6. Lucas learned of the “Star Wars” momentum from a news report. Alan Ladd Jr. was the producer who gave “Star Wars” the green light, and he remained Lucas’ only supporter when 20th Century Fox wanted to nix production due to escalating budgets and location snafus. Lucas insisted Ladd wait a few weeks after “A New Hope” opened to gauge its performance, once the movie could transcend the fanatics who will show up for any sci-fi flick. A week after the movie hit theaters, Lucas was on vacation in Hawaii when he saw a CBS news story showcasing the fandom that had already erupted — it was then that he grasped its proliferating impact.
7. But Lucas never wanted to make Hollywood blockbusters. He was interested in experimental films, à la “THX 1138.” Today, he says he’s retired and tinkering around with the type of movies that studios didn’t want him to make. “They’ll probably never get released,” he joked. “I’m just screwing around in my garage.” He can afford to screw around because he worked to secure “Star Wars” sequel rights from 20th Century Fox after “A New Hope” became a hit. “That’s how I got to be rich,” he said, smiling.

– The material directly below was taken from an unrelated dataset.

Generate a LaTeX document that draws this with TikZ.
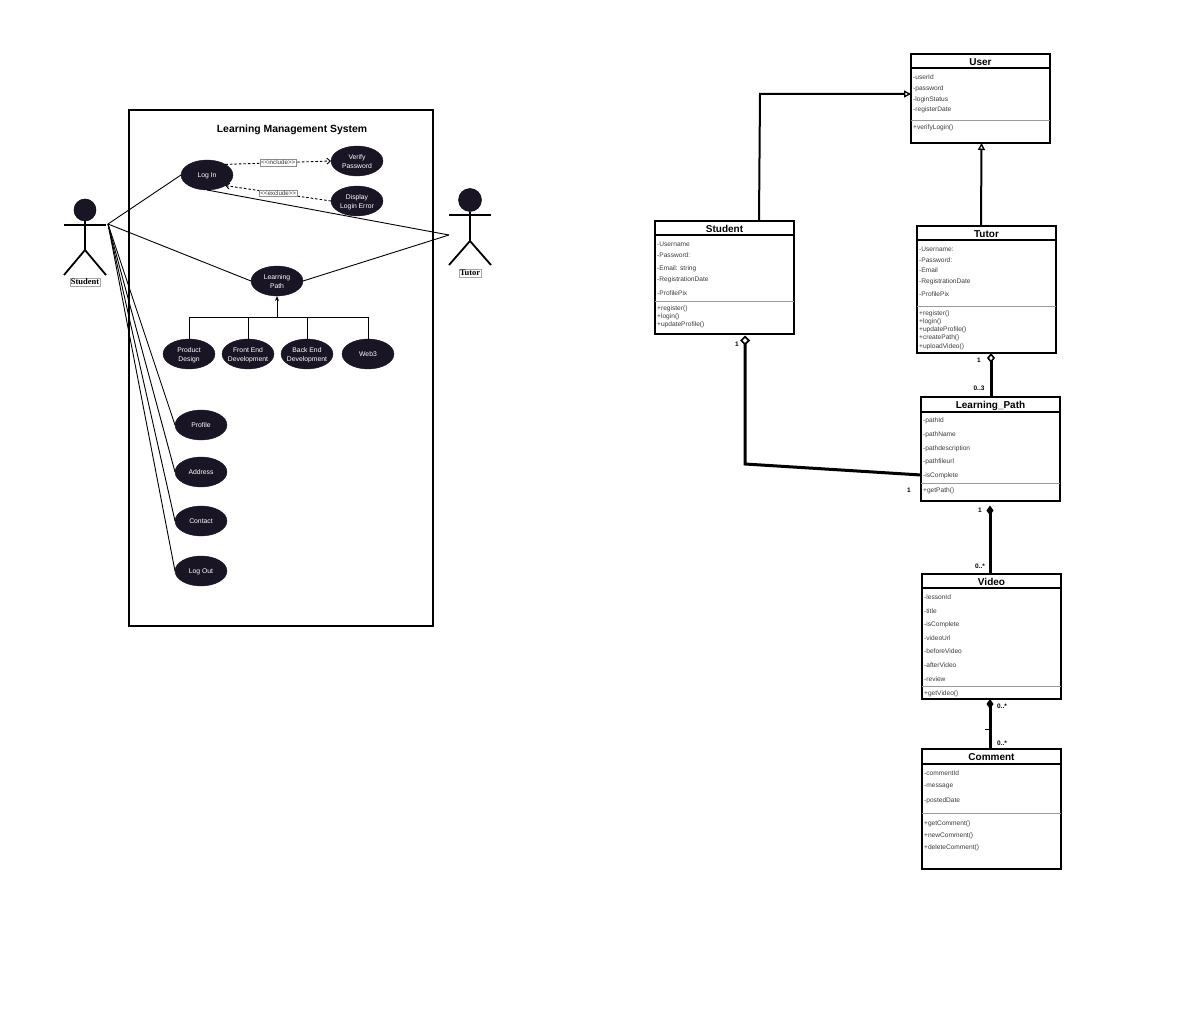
\documentclass[tikz,border=0pt]{standalone}
\usepackage{fontspec}
\setmainfont{Liberation Sans}
\newfontfamily\actorfont{Liberation Serif}
\usepackage{xcolor}
\usepackage{tikz}
\usetikzlibrary{arrows.meta, positioning, calc, shapes.geometric}
\definecolor{usecasefill}{HTML}{1A1525}
\definecolor{textgray}{HTML}{3A3A3A}
\tikzset{
  usecase/.style={draw=usecasefill, ellipse, fill=usecasefill, text=white, align=center, font=\fontsize{6.8}{8.5}\selectfont, minimum width=52pt, minimum height=30pt, inner sep=-6pt, outer sep=0pt, text height=7pt, text depth=1.5pt},
  usecasetwo/.style={usecase, text height=15.6pt},
  assoc/.style={draw=black, line width=0.9pt},
  depend/.style={-{Straight Barb[length=3.5pt, width=6pt]}, line width=0.9pt, dash pattern=on 2.5pt off 2pt},
  stereo/.style={draw=black!45, line width=0.3pt, fill=white, inner sep=0.8pt, font=\fontsize{6.2}{7}\selectfont, text=textgray, solid},
  actorline/.style={line width=2.2pt},
  actorbody/.style={line width=1.8pt},
  actorlabel/.style={draw=black!35, line width=0.3pt, fill=white, inner sep=1pt, font=\actorfont\bfseries\fontsize{8.5}{9}\selectfont},
  classbox/.style={draw, line width=1.5pt, anchor=north west, inner sep=0pt, outer sep=0pt},
  classtitle/.style={font=\bfseries\fontsize{10}{11}\selectfont, inner sep=0pt, text height=7.2pt, text depth=2.2pt},
  member/.style={anchor=west, inner sep=0pt, yshift=-0.5pt, font=\fontsize{6.6}{8}\selectfont, text=textgray},
  rule/.style={draw=black!40, line width=0.5pt},
  inherit/.style={-{Triangle[open, length=7pt, width=7pt, line width=1.3pt]}, line width=2pt},
  aggr/.style={{Diamond[open, length=10pt, width=10pt, line width=1.6pt]}-, line width=3pt},
  aggrsmall/.style={{Diamond[open, length=10pt, width=8pt, line width=1.6pt]}-, line width=3pt},
  comp/.style={{Diamond[length=10pt, width=7pt]}-, line width=3pt},
  mult/.style={font=\bfseries\fontsize{6.5}{8}\selectfont, inner sep=0pt}
}
\begin{document}
\begin{tikzpicture}[x=1pt,y=-1pt]
    \useasboundingbox (0,0) rectangle (1200,1035);
    % use case side
    \node[draw, line width=1.5pt, minimum width=304pt, minimum height=516pt, inner sep=0pt, outer sep=0pt, anchor=north west] (system) at (129,110) {};
    \node[font=\bfseries\fontsize{10.4}{12}\selectfont, inner sep=0pt] (systitle) at (292,129.5) {Learning Management System};

    \node[usecase] (login) at (207,175) {Log In};
    \node[usecasetwo] (verify) at (357,161) {Verify\\Password};
    \node[usecasetwo] (display) at (357,201) {Display\\Login Error};
    \node[usecasetwo] (path) at (277,281) {Learning\\Path};
    \node[usecasetwo] (product) at (189,354) {Product\\Design};
    \node[usecasetwo] (front) at (248,354) {Front End\\Development};
    \node[usecasetwo] (back) at (307,354) {Back End\\Development};
    \node[usecase] (web) at (368,354) {Web3};
    \node[usecase] (profile) at (201,425) {Profile};
    \node[usecase] (address) at (201,472) {Address};
    \node[usecase] (contact) at (201,521) {Contact};
    \node[usecase] (logout) at (201,571) {Log Out};

    % student actor
    \node[circle, draw, fill=usecasefill, line width=0.5pt, minimum size=22pt, inner sep=0pt] (studenthead) at (85,210) {};
    \coordinate (studentneck) at (85,250);
    \coordinate (studenthand) at (108,224);
    \draw[actorline] (64,225) -- (106,225);
    \draw[actorbody] (studenthead) -- (studentneck);
    \draw[actorbody] (64,275) -- (studentneck) -- (106,275);
    \node[actorlabel] (studentlabel) at (85,282) {Student};

    % tutor actor
    \node[circle, draw, fill=usecasefill, line width=0.5pt, minimum size=23pt, inner sep=0pt] (tutorhead) at (470,200) {};
    \coordinate (tutorneck) at (470,241);
    \coordinate (tutorhand) at (449,235);
    \draw[actorbody] (449,215) -- (491,215);
    \draw[actorbody] (tutorhead) -- (tutorneck);
    \draw[actorbody] (449,265) -- (tutorneck) -- (491,265);
    \node[actorlabel] (tutorlabel) at (470,273) {Tutor};

    \draw[assoc] (studenthand) -- (login.west);
    \draw[assoc] (studenthand) -- (path.west);
    \draw[assoc] (studenthand) -- (profile.west);
    \draw[assoc] (studenthand) -- (address.west);
    \draw[assoc] (studenthand) -- (contact.west);
    \draw[assoc] (studenthand) -- (logout.west);
    \draw[assoc] (tutorhand) -- (login.south);
    \draw[assoc] (tutorhand) -- (path.east);

    \draw[depend] (login.30) -- (verify.west) node[stereo, pos=0.5] (includelabel) {<{}<include>{}>};
    \draw[depend] (display.west) -- (login.-30) node[stereo, pos=0.5] (excludelabel) {<{}<exclude>{}>};

    \coordinate (treejoin) at (277,317);
    \draw[assoc] (product.north) |- (treejoin);
    \draw[assoc] (front.north) |- (treejoin);
    \draw[assoc] (back.north) |- (treejoin);
    \draw[assoc] (web.north) |- (treejoin);
    \draw[assoc, -{Stealth[length=5pt, width=4pt]}] (treejoin) -- (path.south);

    % class side
    \node[classbox, minimum width=139pt, minimum height=89pt] (user) at (911,54) {};
    \node[classbox, minimum width=139pt, minimum height=113pt] (student) at (655,221) {};
    \node[classbox, minimum width=139pt, minimum height=127pt] (tutor) at (917,226) {};
    \node[classbox, minimum width=139pt, minimum height=104pt] (learning) at (921,397) {};
    \node[classbox, minimum width=139pt, minimum height=125pt] (video) at (922,574) {};
    \node[classbox, minimum width=139pt, minimum height=120pt] (comment) at (922,749) {};

    \foreach \name/\label/\tline/\sline in {user/User/68/120, student/Student/235/301, tutor/Tutor/240/306, learning/Learning\_Path/412/483, video/Video/588/686, comment/Comment/764/813}{
      \node[classtitle] (\name title) at ($(\name.north)+(0,8.6)$) {\label};
      \draw[line width=1.2pt] (\name.west |- 0,\tline) -- (\name.east |- 0,\tline);
      \draw[rule] (\name.west |- 0,\sline) -- (\name.east |- 0,\sline);
    }

    \foreach \ty/\txt [count=\i] in {77/-userId, 88/-password, 99/-loginStatus, 109/-registerDate, 127/+verifyLogin()}
      \node[member] (usermem\i) at (913,\ty) {\txt};
    \foreach \ty/\txt [count=\i] in {244/-Username, 255/-Password:, 268/-Email: string, 279/-RegistrationDate, 293/-ProfilePix, 308/+register(), 316/+login(), 324/+updateProfile()}
      \node[member] (studentmem\i) at (657,\ty) {\txt};
    \foreach \ty/\txt [count=\i] in {249/-Username:, 260/-Password:, 270/-Email, 281/-RegistrationDate, 294/-ProfilePix, 313/+register(), 321/+login(), 329/+updateProfile(), 337/+createPath(), 346/+uploadVideo()}
      \node[member] (tutormem\i) at (919,\ty) {\txt};
    \foreach \ty/\txt [count=\i] in {420/-pathId, 434/-pathName, 448/-pathdescription, 461/-pathfileurl, 475/-isComplete, 490/+getPath()}
      \node[member] (learningmem\i) at (923,\ty) {\txt};
    \foreach \ty/\txt [count=\i] in {597/-lessonId, 611/-title, 624/-isComplete, 638/-videoUrl, 651/-beforeVideo, 665/-afterVideo, 679/-review, 693/+getVideo()}
      \node[member] (videomem\i) at (924,\ty) {\txt};
    \foreach \ty/\txt [count=\i] in {773/-commentId, 786/-message, 800/-postedDate, 823/+getComment(), 835/+newComment(), 847/+deleteComment()}
      \node[member] (commentmem\i) at (924,\ty) {\txt};

    \coordinate (studentbend) at (760,94);
    \coordinate (aggrbend) at (745,464);
    \coordinate (aggrend) at (745,335.5);
    \coordinate (compstart) at (990,505.5);
    \draw[inherit] (student.north -| 759,0) -- (studentbend) -- (user.west |- studentbend);
    \draw[inherit] (tutor.north -| 981,0) -- (user.south -| 981.5,0);
    \draw[aggr] (aggrend) -- (aggrbend) -- (learning.west |- 0,475);
    \draw[aggrsmall] (tutor.south -| 991,0) -- (learning.north -| 991,0);
    \draw[comp] (compstart) -- (video.north -| 990,0);
    \draw[comp] (video.south -| 990,0) -- (comment.north -| 990,0);
    \draw[line width=0.8pt] (985,729) -- (990,729);

    \node[mult] (multa) at (737,344) {1};
    \node[mult] (multb) at (979,360) {1};
    \node[mult] (multc) at (979,388) {0..3};
    \node[mult] (multd) at (909,490) {1};
    \node[mult] (multe) at (980,510) {1};
    \node[mult] (multf) at (980,566) {0..*};
    \node[mult] (multg) at (1002,706) {0..*};
    \node[mult] (multh) at (1002,743) {0..*};
\end{tikzpicture}
\end{document}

8. As of Friday, Lucas hadn’t seen the latest “Force Awakens” trailer. And he has no idea what the new movie is about, despite receiving a “creative consultant” credit. (He didn’t watch the first teaser until almost two months after it debuted.) “I’m excited, I have no idea what they’re doing,” he said. The original, however, remains a family saga — his intent was to make a movie about “the father, the children, the grandchildren.”
9. Lucas thinks Colbert should replace Jon Stewart. “Don’t you think the perfect choice to replace that Jon Stewart fella would have been you? And now you’re working at ‘Late Show,’ where nobody sees you,” Lucas quipped, to which Colbert responded by saying that he was previously on at 11:30 p.m. and will now be on at 11:35. He never wanted to take Stewart’s gig because he would forever live “underneath his shadow.”